[Source records]
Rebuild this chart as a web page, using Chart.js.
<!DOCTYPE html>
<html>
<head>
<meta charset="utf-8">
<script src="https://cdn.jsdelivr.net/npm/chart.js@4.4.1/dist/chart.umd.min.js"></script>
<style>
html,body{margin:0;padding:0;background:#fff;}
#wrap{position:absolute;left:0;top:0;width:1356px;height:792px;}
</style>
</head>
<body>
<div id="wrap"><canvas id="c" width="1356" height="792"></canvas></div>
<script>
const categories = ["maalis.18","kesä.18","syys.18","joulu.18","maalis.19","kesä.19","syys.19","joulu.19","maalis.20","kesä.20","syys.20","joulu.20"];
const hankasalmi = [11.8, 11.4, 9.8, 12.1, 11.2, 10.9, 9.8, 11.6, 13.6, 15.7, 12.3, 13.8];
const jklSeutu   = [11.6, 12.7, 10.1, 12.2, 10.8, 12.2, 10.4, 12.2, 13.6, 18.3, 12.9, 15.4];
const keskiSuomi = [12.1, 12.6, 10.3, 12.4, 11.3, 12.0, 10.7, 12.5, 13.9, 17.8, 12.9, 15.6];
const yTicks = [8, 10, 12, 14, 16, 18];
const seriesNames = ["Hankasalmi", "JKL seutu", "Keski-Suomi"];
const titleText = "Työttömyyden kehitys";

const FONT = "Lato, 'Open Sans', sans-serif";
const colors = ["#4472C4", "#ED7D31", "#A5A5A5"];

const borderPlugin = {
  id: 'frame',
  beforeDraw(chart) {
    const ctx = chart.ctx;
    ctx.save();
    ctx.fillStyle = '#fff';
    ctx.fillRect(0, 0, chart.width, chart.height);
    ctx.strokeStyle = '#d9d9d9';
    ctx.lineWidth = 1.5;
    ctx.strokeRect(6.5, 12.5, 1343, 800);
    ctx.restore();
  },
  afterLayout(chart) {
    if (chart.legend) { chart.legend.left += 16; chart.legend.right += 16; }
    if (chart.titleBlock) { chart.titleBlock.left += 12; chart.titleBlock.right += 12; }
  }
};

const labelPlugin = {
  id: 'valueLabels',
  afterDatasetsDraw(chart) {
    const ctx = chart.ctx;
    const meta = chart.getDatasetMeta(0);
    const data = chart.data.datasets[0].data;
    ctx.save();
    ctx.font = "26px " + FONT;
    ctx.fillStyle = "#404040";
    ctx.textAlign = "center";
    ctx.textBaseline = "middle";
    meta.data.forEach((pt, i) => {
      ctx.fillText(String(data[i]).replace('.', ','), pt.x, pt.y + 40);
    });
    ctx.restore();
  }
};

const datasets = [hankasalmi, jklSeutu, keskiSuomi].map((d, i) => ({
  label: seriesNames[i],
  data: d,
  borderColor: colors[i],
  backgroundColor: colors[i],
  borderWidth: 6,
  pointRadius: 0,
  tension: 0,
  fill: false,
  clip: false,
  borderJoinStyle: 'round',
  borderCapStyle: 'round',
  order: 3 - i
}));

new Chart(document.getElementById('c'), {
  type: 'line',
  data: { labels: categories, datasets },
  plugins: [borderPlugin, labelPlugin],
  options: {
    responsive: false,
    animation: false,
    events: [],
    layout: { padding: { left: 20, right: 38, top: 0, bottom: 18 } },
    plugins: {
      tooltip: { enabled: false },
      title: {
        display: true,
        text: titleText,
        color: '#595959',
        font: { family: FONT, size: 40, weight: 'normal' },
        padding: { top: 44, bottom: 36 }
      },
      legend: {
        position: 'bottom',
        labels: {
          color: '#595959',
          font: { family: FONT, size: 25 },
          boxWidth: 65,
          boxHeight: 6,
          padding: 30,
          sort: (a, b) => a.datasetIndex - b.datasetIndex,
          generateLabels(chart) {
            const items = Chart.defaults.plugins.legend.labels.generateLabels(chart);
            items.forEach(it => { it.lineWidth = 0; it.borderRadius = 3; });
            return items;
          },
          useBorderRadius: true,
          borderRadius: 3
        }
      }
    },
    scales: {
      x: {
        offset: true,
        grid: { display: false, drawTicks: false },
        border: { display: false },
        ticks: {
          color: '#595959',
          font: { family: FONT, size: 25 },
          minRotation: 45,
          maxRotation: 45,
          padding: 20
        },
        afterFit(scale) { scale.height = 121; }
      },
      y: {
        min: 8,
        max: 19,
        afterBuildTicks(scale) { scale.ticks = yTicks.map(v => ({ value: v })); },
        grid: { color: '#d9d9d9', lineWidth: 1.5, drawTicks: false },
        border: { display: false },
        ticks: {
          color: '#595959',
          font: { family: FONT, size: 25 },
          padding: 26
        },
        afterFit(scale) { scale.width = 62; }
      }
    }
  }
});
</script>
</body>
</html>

---

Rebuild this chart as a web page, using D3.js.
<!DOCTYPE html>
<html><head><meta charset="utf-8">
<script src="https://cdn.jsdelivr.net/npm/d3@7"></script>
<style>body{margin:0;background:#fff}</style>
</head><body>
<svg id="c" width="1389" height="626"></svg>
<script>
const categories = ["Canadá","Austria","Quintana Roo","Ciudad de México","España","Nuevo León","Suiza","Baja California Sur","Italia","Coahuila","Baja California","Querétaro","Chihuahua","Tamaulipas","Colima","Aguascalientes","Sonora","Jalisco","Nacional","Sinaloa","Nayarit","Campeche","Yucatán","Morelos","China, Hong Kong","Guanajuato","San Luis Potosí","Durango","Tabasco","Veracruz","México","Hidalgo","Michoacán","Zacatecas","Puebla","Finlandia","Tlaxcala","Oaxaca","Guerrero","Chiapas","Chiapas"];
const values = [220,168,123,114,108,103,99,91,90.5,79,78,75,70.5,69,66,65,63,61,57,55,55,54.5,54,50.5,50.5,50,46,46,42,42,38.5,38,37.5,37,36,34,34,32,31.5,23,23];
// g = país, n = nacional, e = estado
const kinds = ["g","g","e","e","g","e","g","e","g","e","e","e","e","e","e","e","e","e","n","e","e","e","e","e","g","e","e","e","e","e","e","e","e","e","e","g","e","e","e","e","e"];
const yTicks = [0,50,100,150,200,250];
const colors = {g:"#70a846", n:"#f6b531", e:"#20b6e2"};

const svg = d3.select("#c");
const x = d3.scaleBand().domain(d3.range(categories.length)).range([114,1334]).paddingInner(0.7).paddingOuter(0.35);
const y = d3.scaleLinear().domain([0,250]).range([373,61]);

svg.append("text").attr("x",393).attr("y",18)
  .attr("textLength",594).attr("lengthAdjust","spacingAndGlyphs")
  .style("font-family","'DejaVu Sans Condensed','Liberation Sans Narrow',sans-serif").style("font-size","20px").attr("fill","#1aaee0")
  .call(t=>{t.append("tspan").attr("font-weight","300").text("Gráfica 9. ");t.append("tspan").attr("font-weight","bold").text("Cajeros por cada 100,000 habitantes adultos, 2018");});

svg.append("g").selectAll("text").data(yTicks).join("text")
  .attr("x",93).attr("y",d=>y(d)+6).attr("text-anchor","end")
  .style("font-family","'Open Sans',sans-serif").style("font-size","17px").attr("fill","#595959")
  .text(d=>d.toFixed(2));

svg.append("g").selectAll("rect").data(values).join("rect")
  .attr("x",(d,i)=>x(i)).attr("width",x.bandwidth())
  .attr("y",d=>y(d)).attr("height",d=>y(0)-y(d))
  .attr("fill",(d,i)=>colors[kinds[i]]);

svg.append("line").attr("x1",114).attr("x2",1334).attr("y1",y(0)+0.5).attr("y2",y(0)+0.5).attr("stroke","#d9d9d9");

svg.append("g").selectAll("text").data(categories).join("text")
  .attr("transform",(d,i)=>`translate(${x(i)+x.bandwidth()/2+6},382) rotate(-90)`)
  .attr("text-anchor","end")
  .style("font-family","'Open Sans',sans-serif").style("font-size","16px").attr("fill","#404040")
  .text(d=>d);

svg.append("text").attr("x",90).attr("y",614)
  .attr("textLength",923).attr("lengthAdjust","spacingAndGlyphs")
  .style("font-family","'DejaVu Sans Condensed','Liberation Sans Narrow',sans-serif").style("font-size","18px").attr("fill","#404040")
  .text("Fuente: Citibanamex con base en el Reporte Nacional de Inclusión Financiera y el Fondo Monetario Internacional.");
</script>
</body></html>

▶ **WHAT THE EXERCISE ASKS**
All lines above with "page" in them should be returned.

▶ **SOLUTION TO THIS EXERCISE**
Rebuild this chart as a web page, using Chart.js.
Rebuild this chart as a web page, using D3.js.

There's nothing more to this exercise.